* **Work to be completed**
The material below should be written out in full and exactly; pictures stay out of the copy.

* **Given data**

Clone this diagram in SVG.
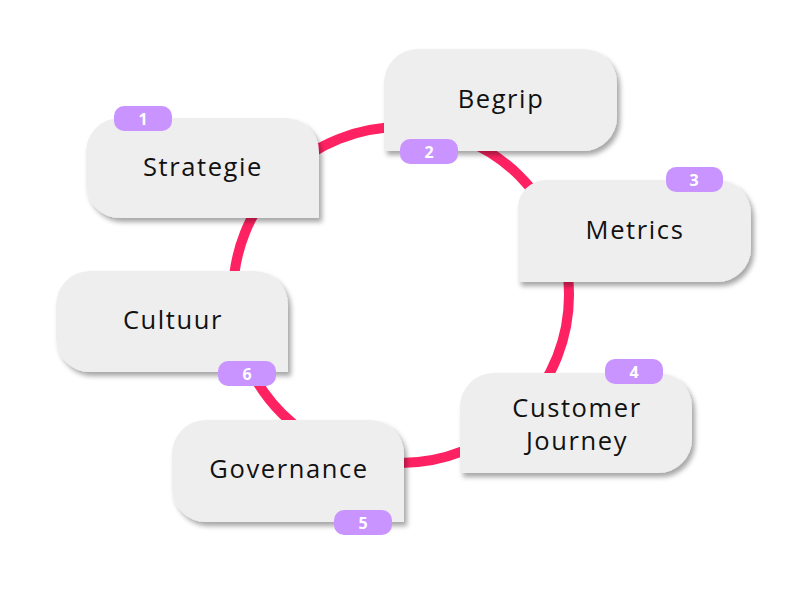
<svg xmlns="http://www.w3.org/2000/svg" width="800" height="600" viewBox="0 0 800 600">
<defs>
<filter id="sh" x="-10%" y="-10%" width="130%" height="140%">
<feDropShadow dx="3" dy="4" stdDeviation="2.5" flood-color="#000" flood-opacity="0.35"/>
</filter>
<style>
.box{fill:#EEEEEE;filter:url(#sh)}
.lbl{font-family:"Open Sans","Liberation Sans",sans-serif;font-weight:500;font-size:25.5px;letter-spacing:1.6px;fill:#111;text-anchor:middle}
.badge{fill:#C994FF}
.num{font-family:"Open Sans","Liberation Sans",sans-serif;font-weight:bold;font-size:16px;fill:#fff;text-anchor:middle}
.ring{fill:none;stroke:#FF2262;stroke-width:10}
</style>
</defs>
<rect width="800" height="600" fill="#fff"/>
<g id="connectors">
<circle class="ring" cx="401" cy="295" r="168"/>
</g>
<g id="n1">
<path class="box" d="M120 118 H285 A34 34 0 0 1 319 152 V218 H120 A34 34 0 0 1 86 184 V152 A34 34 0 0 1 120 118 Z"/>
<text class="lbl" x="203" y="176">Strategie</text>
<rect class="badge" x="114" y="106" width="58" height="25" rx="10"/>
<text class="num" x="143" y="125">1</text>
</g>
<g id="n2">
<path class="box" d="M418 49 H583 A34 34 0 0 1 617 83 V117 A34 34 0 0 1 583 151 H384 V83 A34 34 0 0 1 418 49 Z"/>
<text class="lbl" x="501" y="108">Begrip</text>
<rect class="badge" x="400" y="139" width="58" height="25" rx="10"/>
<text class="num" x="429" y="158">2</text>
</g>
<g id="n3">
<path class="box" d="M546 180 H717 A34 34 0 0 1 751 214 V248 A34 34 0 0 1 717 282 H518 V208 A28 28 0 0 1 546 180 Z"/>
<text class="lbl" x="635" y="239">Metrics</text>
<rect class="badge" x="666" y="167" width="57" height="25" rx="10"/>
<text class="num" x="694" y="186">3</text>
</g>
<g id="n4">
<path class="box" d="M494 373 H658 A34 34 0 0 1 692 407 V439 A34 34 0 0 1 658 473 H460 V407 A34 34 0 0 1 494 373 Z"/>
<text class="lbl" x="577" y="417">Customer</text>
<text class="lbl" x="577" y="450">Journey</text>
<rect class="badge" x="605" y="359" width="58" height="25" rx="10"/>
<text class="num" x="634" y="378">4</text>
</g>
<g id="n5">
<path class="box" d="M206 420 H370 A34 34 0 0 1 404 454 V522 H206 A34 34 0 0 1 172 488 V454 A34 34 0 0 1 206 420 Z"/>
<text class="lbl" x="289" y="478">Governance</text>
<rect class="badge" x="334" y="510" width="58" height="25" rx="10"/>
<text class="num" x="363" y="529">5</text>
</g>
<g id="n6">
<path class="box" d="M90 271 H254 A34 34 0 0 1 288 305 V372 H90 A34 34 0 0 1 56 338 V305 A34 34 0 0 1 90 271 Z"/>
<text class="lbl" x="173" y="329">Cultuur</text>
<rect class="badge" x="218" y="361" width="58" height="25" rx="10"/>
<text class="num" x="247" y="380">6</text>
</g>
</svg>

* **Written reply**
Clone this diagram in SVG.
<svg xmlns="http://www.w3.org/2000/svg" width="800" height="600" viewBox="0 0 800 600">
<defs>
<filter id="sh" x="-10%" y="-10%" width="130%" height="140%">
<feDropShadow dx="3" dy="4" stdDeviation="2.5" flood-color="#000" flood-opacity="0.35"/>
</filter>
<style>
.box{fill:#EEEEEE;filter:url(#sh)}
.lbl{font-family:"Open Sans","Liberation Sans",sans-serif;font-weight:500;font-size:25.5px;letter-spacing:1.6px;fill:#111;text-anchor:middle}
.badge{fill:#C994FF}
.num{font-family:"Open Sans","Liberation Sans",sans-serif;font-weight:bold;font-size:16px;fill:#fff;text-anchor:middle}
.ring{fill:none;stroke:#FF2262;stroke-width:10}
</style>
</defs>
<rect width="800" height="600" fill="#fff"/>
<g id="connectors">
<circle class="ring" cx="401" cy="295" r="168"/>
</g>
<g id="n1">
<path class="box" d="M120 118 H285 A34 34 0 0 1 319 152 V218 H120 A34 34 0 0 1 86 184 V152 A34 34 0 0 1 120 118 Z"/>
<text class="lbl" x="203" y="176">Strategie</text>
<rect class="badge" x="114" y="106" width="58" height="25" rx="10"/>
<text class="num" x="143" y="125">1</text>
</g>
<g id="n2">
<path class="box" d="M418 49 H583 A34 34 0 0 1 617 83 V117 A34 34 0 0 1 583 151 H384 V83 A34 34 0 0 1 418 49 Z"/>
<text class="lbl" x="501" y="108">Begrip</text>
<rect class="badge" x="400" y="139" width="58" height="25" rx="10"/>
<text class="num" x="429" y="158">2</text>
</g>
<g id="n3">
<path class="box" d="M546 180 H717 A34 34 0 0 1 751 214 V248 A34 34 0 0 1 717 282 H518 V208 A28 28 0 0 1 546 180 Z"/>
<text class="lbl" x="635" y="239">Metrics</text>
<rect class="badge" x="666" y="167" width="57" height="25" rx="10"/>
<text class="num" x="694" y="186">3</text>
</g>
<g id="n4">
<path class="box" d="M494 373 H658 A34 34 0 0 1 692 407 V439 A34 34 0 0 1 658 473 H460 V407 A34 34 0 0 1 494 373 Z"/>
<text class="lbl" x="577" y="417">Customer</text>
<text class="lbl" x="577" y="450">Journey</text>
<rect class="badge" x="605" y="359" width="58" height="25" rx="10"/>
<text class="num" x="634" y="378">4</text>
</g>
<g id="n5">
<path class="box" d="M206 420 H370 A34 34 0 0 1 404 454 V522 H206 A34 34 0 0 1 172 488 V454 A34 34 0 0 1 206 420 Z"/>
<text class="lbl" x="289" y="478">Governance</text>
<rect class="badge" x="334" y="510" width="58" height="25" rx="10"/>
<text class="num" x="363" y="529">5</text>
</g>
<g id="n6">
<path class="box" d="M90 271 H254 A34 34 0 0 1 288 305 V372 H90 A34 34 0 0 1 56 338 V305 A34 34 0 0 1 90 271 Z"/>
<text class="lbl" x="173" y="329">Cultuur</text>
<rect class="badge" x="218" y="361" width="58" height="25" rx="10"/>
<text class="num" x="247" y="380">6</text>
</g>
</svg>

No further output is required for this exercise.